Vodafone to cut 11,000 jobs worldwide over next three years
Vodafone to cut 11,000 jobs worldwide over next three years –
Vodafone is to cut 11,000 jobs from its global workforce over the next three years, the largest round of cuts in the troubled telecoms group’s history.
The job lossesamount to more than a tenth of the 104,000 global staff employed by Vodafone. The company employs about 9,000 people in the UK, including at its headquarters in Berkshire.
The cuts mark the first big move by Margherita Della Valle, appointed as Vodafone’s first female chief executive last month, who said that the company needed to be leaner and more efficient to compete against rivals.
“Our performance has not been good enough.

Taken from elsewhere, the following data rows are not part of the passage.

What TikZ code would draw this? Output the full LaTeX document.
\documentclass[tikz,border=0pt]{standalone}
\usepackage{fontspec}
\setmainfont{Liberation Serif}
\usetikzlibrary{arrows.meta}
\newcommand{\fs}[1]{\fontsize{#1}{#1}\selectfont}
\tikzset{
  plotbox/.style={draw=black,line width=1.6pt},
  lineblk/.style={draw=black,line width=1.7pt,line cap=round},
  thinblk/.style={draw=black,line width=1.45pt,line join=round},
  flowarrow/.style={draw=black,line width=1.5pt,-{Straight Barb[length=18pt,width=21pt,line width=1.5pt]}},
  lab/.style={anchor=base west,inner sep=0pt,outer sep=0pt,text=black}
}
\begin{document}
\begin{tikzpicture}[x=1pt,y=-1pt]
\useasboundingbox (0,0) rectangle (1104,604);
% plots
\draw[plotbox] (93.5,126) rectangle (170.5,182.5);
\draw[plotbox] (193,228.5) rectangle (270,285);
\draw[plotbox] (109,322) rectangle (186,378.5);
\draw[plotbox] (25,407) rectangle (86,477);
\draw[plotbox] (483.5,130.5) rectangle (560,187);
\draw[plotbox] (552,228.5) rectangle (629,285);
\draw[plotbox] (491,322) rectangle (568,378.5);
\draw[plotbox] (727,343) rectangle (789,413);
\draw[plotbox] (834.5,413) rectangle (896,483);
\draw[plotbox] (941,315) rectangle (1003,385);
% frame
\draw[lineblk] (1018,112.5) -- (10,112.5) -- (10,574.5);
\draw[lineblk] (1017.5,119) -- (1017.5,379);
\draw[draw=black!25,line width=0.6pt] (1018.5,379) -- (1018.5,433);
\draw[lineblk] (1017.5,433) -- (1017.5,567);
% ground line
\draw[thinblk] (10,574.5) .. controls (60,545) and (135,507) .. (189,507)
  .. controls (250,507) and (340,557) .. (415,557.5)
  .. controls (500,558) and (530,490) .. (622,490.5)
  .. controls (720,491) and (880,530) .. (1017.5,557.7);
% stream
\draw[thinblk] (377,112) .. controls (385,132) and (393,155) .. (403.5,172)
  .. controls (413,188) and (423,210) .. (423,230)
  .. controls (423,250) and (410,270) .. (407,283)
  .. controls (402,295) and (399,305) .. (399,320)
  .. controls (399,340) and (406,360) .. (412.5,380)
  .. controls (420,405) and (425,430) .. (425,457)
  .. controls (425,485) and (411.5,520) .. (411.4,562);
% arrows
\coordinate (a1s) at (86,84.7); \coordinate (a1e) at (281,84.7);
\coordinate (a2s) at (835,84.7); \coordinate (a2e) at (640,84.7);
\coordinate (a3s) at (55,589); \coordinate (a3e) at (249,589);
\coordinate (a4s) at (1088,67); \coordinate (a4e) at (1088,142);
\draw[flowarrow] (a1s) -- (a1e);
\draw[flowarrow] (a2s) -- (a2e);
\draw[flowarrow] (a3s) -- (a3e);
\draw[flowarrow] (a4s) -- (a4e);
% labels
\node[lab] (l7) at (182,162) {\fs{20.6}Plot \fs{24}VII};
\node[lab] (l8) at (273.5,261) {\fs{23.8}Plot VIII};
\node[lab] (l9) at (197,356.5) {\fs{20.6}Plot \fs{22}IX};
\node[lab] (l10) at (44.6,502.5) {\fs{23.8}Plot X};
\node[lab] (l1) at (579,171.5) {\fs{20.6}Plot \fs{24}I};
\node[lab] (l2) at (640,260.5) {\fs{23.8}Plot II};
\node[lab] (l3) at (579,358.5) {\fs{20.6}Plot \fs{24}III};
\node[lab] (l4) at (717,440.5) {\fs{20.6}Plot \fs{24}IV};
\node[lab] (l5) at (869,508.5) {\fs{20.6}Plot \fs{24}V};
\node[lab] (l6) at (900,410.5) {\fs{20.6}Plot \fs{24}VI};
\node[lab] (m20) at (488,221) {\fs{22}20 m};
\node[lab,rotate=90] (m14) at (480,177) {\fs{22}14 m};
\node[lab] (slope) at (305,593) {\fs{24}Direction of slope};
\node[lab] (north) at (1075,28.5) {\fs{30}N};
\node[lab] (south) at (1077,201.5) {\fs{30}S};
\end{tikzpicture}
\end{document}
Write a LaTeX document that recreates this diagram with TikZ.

To consistently deliver, Vodafone must change,” she said.
The job losses will fall across Vodafone’s entire operations – starting with its group functions which are based in the UK, Germany, the company’s biggest and worst-performing market, and Italy – with no indication of the scale of cuts in each market.
Della Valle said that Vodafone’s headquarters will become “as lean as possible” and the restructuring plan includes a revision of staff incentive schemes throughout the business to be more closely matched with hitting performance targets.
The cuts will free up an extra €100m (£87m) to be ploughed in to marketing to revitalise the Vodafone brand, and €150m to improve the customer experience.
Della Valle said the savings from the job cuts will not increase a €1bn target announced in November.
The wider restructuring includes a review of options for Vodafone’s Spanish business including a potential sale.
“Looking at our position in the industry and the steps we have taken in the last few years we have probably been too incremental,” Della Valle said.
Vodafone, which has abut 18 million UK mobile customers and more than 1 million broadband customers, is in the closing stages of pushing through a merger with Three to create the UK’s biggest mobile company.
Della Valle said she hoped a deal to reduce the number of big UK mobile operators from four to three – something that has in the past been blocked by regulators over competition issues – will be given the go-ahead.
“I would say that the mood music has changed,” she said. “There is a wide understanding that the problem of returns [on investment] is preventing Europe to develop 5G networks in line with the rest of the world. We don’t have enough scale.”